I think we're wrong on one thing. Personally, I think imperative code is more intuitive. It matches how people think of operational behaviors.
For a 20-line program that will never grow, I'd rather see an imperative straight-line solution. FP wins when things get a lot more complex: various special cases and loops within loops. Stateful things compose poorly. Debugging a 300-line inner for-loop is no fun. Functional programming, done right, means people factor long before it gets to that point.
Factories and Visitors prove what hellishness comes into being when one doesn't have those functional primitives, but this does not make the superiority of FP intuitive or obvious.
Now, OO is so variable in definition that it's very hard to know exactly what people mean. There's the good OOP (Alan Kay's vision; encapsulate complexity) and then there's bad OOP (overuse of inheritance, auto-generated classes, Factories and Visitors).

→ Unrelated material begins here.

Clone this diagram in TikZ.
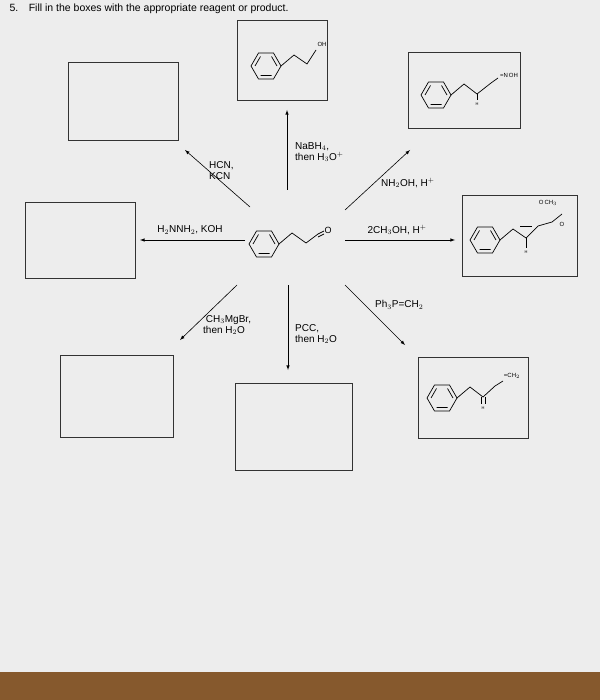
\documentclass[tikz,border=0pt]{standalone}
\usepackage{fontspec}
\setmainfont{Liberation Sans}
\begin{document}
\begin{tikzpicture}[x=1pt,y=-1pt,
  box/.style={draw=black!80,line width=0.9pt},
  lab/.style={font=\fontsize{10}{11}\selectfont,align=left,inner sep=1pt},
  rxn/.style={-latex,line width=0.6pt},
  bond/.style={line width=0.7pt},
  small/.style={font=\fontsize{6}{7}\selectfont,inner sep=0pt},
  benz/.pic={\draw[bond] (0:15)--(60:15)--(120:15)--(180:15)--(240:15)--(300:15)--cycle;
    \draw[bond] (60:11)--(120:11) (180:11)--(240:11) (300:11)--(0:11);}]
\useasboundingbox (0,0) rectangle (600,700);
\fill[black!7] (0,0) rectangle (600,672);
\fill[brown!70!black] (0,672) rectangle (600,700);
\node[anchor=west,font=\fontsize{10.5}{12}\selectfont] (title) at (6,9) {5.\quad Fill in the boxes with the appropriate reagent or product.};
% boxes
\draw[box] (237,20) rectangle (327,100);
\draw[box] (68,62) rectangle (178,140);
\draw[box] (408,52) rectangle (520,128);
\draw[box] (25,202) rectangle (135,278);
\draw[box] (462,195) rectangle (577,276);
\draw[box] (60,355) rectangle (173,437);
\draw[box] (235,383) rectangle (352,470);
\draw[box] (418,357) rectangle (528,438);
% center molecule
\pic at (264,244) {benz};
\draw[bond] (279,244)--(292,233)--(306,243)--(318,234);
\draw[bond] (318,234)--(324,231) (318,237)--(324,234);
\node[small,font=\fontsize{9}{10}\selectfont] (o) at (328,230) {O};
% top-center product
\pic at (266,66) {benz};
\draw[bond] (281,66)--(294,55)--(307,64)--(316,50);
\node[small] (oh) at (322,44) {OH};
% top-right
\pic at (436,95) {benz};
\draw[bond] (451,95)--(464,84)--(477,94)--(491,83)--(498,78);
\draw[bond] (477,94)--(477,100);
\node[small] (nh) at (509,75) {=N\,OH};
\node[small,font=\fontsize{4}{5}\selectfont] (h1) at (477,104) {H};
% mid-right
\pic at (485,240) {benz};
\draw[bond] (500,240)--(513,229)--(526,238)--(538,226)--(552,222)--(562,214);
\draw[bond] (526,238)--(526,248) (520,226)--(532,226);
\node[small] (och) at (548,203) {O\,CH$_3$};
\node[small] (o2) at (562,224) {O};
\node[small,font=\fontsize{4}{5}\selectfont] (h2) at (526,252) {H};
% bottom-right
\pic at (442,398) {benz};
\draw[bond] (457,398)--(470,387)--(483,397)--(495,386)--(503,381);
\draw[bond] (481,397)--(481,404) (485,397)--(485,404);
\node[small] (ch2) at (512,376) {=CH$_2$};
\node[small,font=\fontsize{4}{5}\selectfont] (h3) at (483,408) {H};
% arrows
\coordinate (c1) at (287,190); \coordinate (t1) at (287,110);
\draw[rxn] (c1)--(t1);
\node[lab,anchor=west] (l1) at (294,152) {NaBH$_4$,\\then H$_3$O$^+$};
\coordinate (c2) at (250,207); \coordinate (t2) at (185,150);
\draw[rxn] (c2)--(t2);
\node[lab,anchor=west] (l2) at (208,171) {HCN,\\ KCN};
\coordinate (c3) at (345,210); \coordinate (t3) at (410,150);
\draw[rxn] (c3)--(t3);
\node[lab,anchor=west] (l3) at (380,183) {NH$_2$OH, H$^+$};
\coordinate (c4) at (245,240); \coordinate (t4) at (140,240);
\draw[rxn] (c4)--(t4);
\node[lab] (l4) at (190,230) {H$_2$NNH$_2$, KOH};
\coordinate (c5) at (345,240); \coordinate (t5) at (455,240);
\draw[rxn] (c5)--(t5);
\node[lab] (l5) at (397,230) {2CH$_3$OH, H$^+$};
\coordinate (c6) at (237,285); \coordinate (t6) at (180,340);
\draw[rxn] (c6)--(t6);
\node[lab,anchor=west] (l6) at (202,325) {\ CH$_3$MgBr,\\then H$_2$O};
\coordinate (c7) at (288,285); \coordinate (t7) at (288,370);
\draw[rxn] (c7)--(t7);
\node[lab,anchor=west] (l7) at (294,334) {PCC,\\then H$_2$O};
\coordinate (c8) at (345,285); \coordinate (t8) at (405,345);
\draw[rxn] (c8)--(t8);
\node[lab,anchor=west] (l8) at (374,305) {Ph$_3$P=CH$_2$};
\end{tikzpicture}
\end{document}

One can conceive of core.async as an OOP win in Clojure; lots of complexity (macroexpand a go block at some point) is being abstracted behind the simpler interface of a channel.
> Personally, I think imperative code is more intuitive. It matches how people think of operational behaviors.
The masses agree with you, apparently. That's why they sit in their cubes all day writing the same god damn re-implementation of map over and over again
List<String> result = new ArrayList<>();
for (int i = 0; i < list.size(); i++) {
result.add(input.get(i).toString());
}
I don't think recursion itself is difficult for most people to learn. The hard part is translating recursive functions into procedures. The imperative coding is what makes it confusing.
That's another problem with imperative programming; it tends toward DRY violations.
The solution using map is more intuitive, once you know what map is.
I agree with you, as well, that the functional style should be used far more often than is the case. I just think that one shouldn't assume that our way of doing things is inherently more intuitive, even if it is most often better.
The code that the functional programmer produces is a more direct expression of the programmer's thoughts. The author thinks "I want to map this list using this transformation" (although perhaps not in those exact words). The author is never thinking "I want to create a new list, then for each index between zero inclusive and the list size exclusive, apply this transformation, append the result to the list I created, and then jump back to the call site providing that list as a return value." The imperative programmer is first thinking functionally and then translating that thought into procedures instead of directly writing expressions that match the thought (and like you said, it's just because they haven't learned the word "map" yet). Isn't that pretty much the definition of "unintuitive"? First thinking one thing, and then requiring conscious effort to think another thing instead?
HN has a tremendous reach these days, from pioneers in the field to total (and often clueless) newbies. Fogus felt compelled to write down his thoughts, someone else saw fit to post it and as of this moment 100+ people thought it was useful enough to vote it up. If that's not validation enough for you then remember that time when you spent half a day tracking down an endless loop and you had to ask a more seasoned programmer to point it out to you.
Fogus is a respected member of the community because he tends to write down what he thinks in a way that others much further down on the totem pole can grasp it too, his articles are not upvoted because he's 'well known' but mostly because people find them useful.
If you feel like this article was 'devoid of content' or whatever slur you feel like directing at it then please, write a better one.